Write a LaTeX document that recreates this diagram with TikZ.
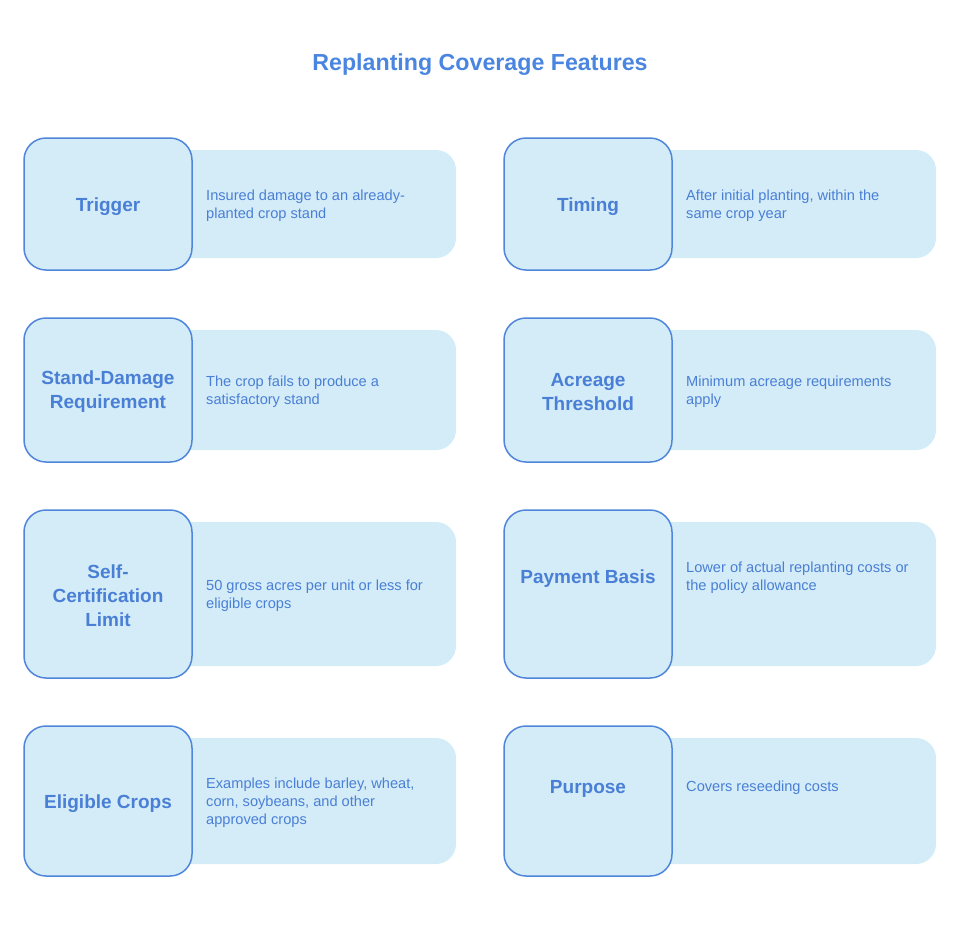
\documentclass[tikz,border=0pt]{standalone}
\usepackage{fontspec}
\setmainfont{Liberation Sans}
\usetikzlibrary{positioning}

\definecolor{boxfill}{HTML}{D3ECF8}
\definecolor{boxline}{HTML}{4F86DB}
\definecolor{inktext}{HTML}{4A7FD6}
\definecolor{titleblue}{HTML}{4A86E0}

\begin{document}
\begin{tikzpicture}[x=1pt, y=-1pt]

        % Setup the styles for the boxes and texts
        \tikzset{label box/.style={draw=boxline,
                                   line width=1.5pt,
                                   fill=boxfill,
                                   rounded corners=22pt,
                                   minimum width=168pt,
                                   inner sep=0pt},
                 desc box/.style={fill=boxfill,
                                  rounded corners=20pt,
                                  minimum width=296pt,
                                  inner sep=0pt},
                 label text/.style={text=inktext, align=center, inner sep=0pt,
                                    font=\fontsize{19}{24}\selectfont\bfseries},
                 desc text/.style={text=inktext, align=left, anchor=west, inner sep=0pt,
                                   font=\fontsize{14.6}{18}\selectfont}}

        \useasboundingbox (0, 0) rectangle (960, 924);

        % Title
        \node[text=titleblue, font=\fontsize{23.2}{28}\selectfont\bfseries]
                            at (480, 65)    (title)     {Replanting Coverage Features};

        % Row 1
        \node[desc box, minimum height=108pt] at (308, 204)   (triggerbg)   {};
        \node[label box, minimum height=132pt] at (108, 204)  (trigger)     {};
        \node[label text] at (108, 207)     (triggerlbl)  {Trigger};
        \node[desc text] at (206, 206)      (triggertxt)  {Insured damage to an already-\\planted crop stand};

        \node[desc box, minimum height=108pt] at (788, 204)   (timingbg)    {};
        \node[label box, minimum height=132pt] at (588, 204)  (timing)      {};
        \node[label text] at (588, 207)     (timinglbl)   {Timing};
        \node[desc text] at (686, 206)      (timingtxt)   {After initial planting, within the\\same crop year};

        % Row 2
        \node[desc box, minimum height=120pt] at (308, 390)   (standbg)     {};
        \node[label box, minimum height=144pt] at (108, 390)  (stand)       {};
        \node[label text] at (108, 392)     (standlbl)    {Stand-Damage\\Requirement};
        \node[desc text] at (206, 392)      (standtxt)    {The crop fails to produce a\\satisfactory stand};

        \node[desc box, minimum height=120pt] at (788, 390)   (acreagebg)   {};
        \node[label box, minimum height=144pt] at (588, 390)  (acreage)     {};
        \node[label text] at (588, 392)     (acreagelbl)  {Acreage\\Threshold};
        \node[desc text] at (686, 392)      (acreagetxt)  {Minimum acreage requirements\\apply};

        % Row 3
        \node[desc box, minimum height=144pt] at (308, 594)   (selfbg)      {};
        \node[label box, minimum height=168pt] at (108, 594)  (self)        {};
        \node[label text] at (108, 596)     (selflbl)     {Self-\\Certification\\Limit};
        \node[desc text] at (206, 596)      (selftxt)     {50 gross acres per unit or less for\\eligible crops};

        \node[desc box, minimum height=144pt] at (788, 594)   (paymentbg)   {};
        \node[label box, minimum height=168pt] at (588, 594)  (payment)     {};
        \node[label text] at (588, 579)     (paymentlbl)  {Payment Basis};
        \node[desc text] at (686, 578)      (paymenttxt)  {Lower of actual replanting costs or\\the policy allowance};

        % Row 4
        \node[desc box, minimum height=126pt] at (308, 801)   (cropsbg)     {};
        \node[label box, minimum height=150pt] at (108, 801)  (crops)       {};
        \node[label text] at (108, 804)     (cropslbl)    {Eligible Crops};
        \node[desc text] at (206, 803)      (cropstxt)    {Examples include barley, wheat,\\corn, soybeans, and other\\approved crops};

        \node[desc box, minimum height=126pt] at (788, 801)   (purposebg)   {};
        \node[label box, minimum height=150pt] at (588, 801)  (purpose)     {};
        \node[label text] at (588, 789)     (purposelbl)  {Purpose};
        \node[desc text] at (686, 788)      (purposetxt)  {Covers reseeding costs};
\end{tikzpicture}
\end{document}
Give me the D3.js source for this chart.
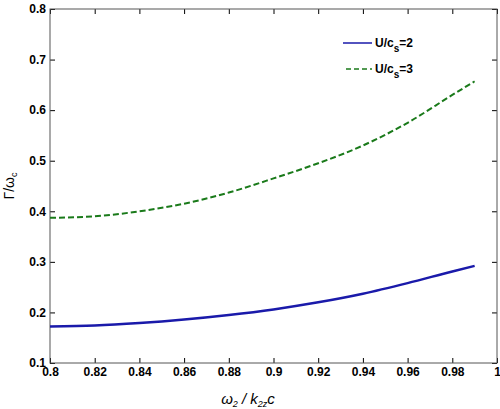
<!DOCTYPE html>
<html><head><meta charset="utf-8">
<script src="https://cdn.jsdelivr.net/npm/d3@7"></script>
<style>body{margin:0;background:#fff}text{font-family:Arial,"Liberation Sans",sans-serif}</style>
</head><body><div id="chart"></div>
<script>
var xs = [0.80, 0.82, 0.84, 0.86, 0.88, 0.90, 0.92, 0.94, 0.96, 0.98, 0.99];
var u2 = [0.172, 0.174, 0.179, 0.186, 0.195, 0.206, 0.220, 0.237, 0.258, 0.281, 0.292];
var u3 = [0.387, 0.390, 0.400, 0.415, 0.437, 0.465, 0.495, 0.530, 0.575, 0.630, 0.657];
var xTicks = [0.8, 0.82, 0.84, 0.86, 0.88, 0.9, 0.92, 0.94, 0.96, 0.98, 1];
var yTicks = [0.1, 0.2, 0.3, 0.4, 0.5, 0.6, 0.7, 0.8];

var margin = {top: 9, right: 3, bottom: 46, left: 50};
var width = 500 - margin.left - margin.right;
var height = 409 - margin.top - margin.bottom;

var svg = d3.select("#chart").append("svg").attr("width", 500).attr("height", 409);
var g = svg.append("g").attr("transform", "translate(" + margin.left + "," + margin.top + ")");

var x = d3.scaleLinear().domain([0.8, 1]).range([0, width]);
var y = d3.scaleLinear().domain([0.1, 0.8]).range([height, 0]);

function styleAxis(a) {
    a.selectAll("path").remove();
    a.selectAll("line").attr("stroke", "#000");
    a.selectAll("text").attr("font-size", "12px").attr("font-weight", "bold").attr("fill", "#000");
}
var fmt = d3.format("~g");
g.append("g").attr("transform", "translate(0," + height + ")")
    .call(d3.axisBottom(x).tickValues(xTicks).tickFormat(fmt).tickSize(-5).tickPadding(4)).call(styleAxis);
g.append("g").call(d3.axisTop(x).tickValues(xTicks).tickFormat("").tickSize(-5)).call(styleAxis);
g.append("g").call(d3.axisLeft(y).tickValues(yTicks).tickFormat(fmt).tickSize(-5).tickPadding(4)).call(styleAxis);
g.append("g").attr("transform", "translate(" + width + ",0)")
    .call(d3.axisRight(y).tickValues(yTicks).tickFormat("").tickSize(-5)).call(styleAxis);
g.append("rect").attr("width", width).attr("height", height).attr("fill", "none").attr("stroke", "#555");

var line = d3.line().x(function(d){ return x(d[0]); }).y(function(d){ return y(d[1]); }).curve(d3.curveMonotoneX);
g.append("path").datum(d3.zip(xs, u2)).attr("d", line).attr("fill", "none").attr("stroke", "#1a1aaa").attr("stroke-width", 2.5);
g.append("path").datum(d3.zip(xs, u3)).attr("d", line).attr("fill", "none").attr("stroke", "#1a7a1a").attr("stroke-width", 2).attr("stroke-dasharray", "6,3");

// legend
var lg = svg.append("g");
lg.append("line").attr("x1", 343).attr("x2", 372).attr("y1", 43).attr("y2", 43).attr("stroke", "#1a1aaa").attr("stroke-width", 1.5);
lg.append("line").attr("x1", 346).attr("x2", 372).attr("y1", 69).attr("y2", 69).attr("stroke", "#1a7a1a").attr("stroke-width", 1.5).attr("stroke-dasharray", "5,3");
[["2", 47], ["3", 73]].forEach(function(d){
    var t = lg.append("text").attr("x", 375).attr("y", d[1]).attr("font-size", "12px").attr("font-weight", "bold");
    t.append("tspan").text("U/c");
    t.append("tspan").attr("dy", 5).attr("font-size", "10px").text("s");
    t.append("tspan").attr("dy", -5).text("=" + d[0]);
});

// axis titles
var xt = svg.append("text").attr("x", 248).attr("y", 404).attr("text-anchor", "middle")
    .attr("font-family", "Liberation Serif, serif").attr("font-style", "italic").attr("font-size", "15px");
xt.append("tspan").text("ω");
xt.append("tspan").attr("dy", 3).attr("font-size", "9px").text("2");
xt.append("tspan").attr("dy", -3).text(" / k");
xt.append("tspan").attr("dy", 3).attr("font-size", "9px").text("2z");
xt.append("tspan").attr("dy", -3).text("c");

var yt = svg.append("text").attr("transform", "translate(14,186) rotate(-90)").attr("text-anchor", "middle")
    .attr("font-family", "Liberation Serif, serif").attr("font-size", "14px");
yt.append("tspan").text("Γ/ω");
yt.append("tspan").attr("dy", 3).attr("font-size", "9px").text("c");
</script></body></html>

* **WORK REQUIRED**
Skip the pictures and quote each line of the entries above, from the first through the line with "at (480, 65)", exactly as it appears.

* **ANSWER TO THE EXERCISE**
Write a LaTeX document that recreates this diagram with TikZ.
\documentclass[tikz,border=0pt]{standalone}
\usepackage{fontspec}
\setmainfont{Liberation Sans}
\usetikzlibrary{positioning}

\definecolor{boxfill}{HTML}{D3ECF8}
\definecolor{boxline}{HTML}{4F86DB}
\definecolor{inktext}{HTML}{4A7FD6}
\definecolor{titleblue}{HTML}{4A86E0}

\begin{document}
\begin{tikzpicture}[x=1pt, y=-1pt]

        % Setup the styles for the boxes and texts
        \tikzset{label box/.style={draw=boxline,
                                   line width=1.5pt,
                                   fill=boxfill,
                                   rounded corners=22pt,
                                   minimum width=168pt,
                                   inner sep=0pt},
                 desc box/.style={fill=boxfill,
                                  rounded corners=20pt,
                                  minimum width=296pt,
                                  inner sep=0pt},
                 label text/.style={text=inktext, align=center, inner sep=0pt,
                                    font=\fontsize{19}{24}\selectfont\bfseries},
                 desc text/.style={text=inktext, align=left, anchor=west, inner sep=0pt,
                                   font=\fontsize{14.6}{18}\selectfont}}

        \useasboundingbox (0, 0) rectangle (960, 924);

        % Title
        \node[text=titleblue, font=\fontsize{23.2}{28}\selectfont\bfseries]
                            at (480, 65)    (title)     {Replanting Coverage Features};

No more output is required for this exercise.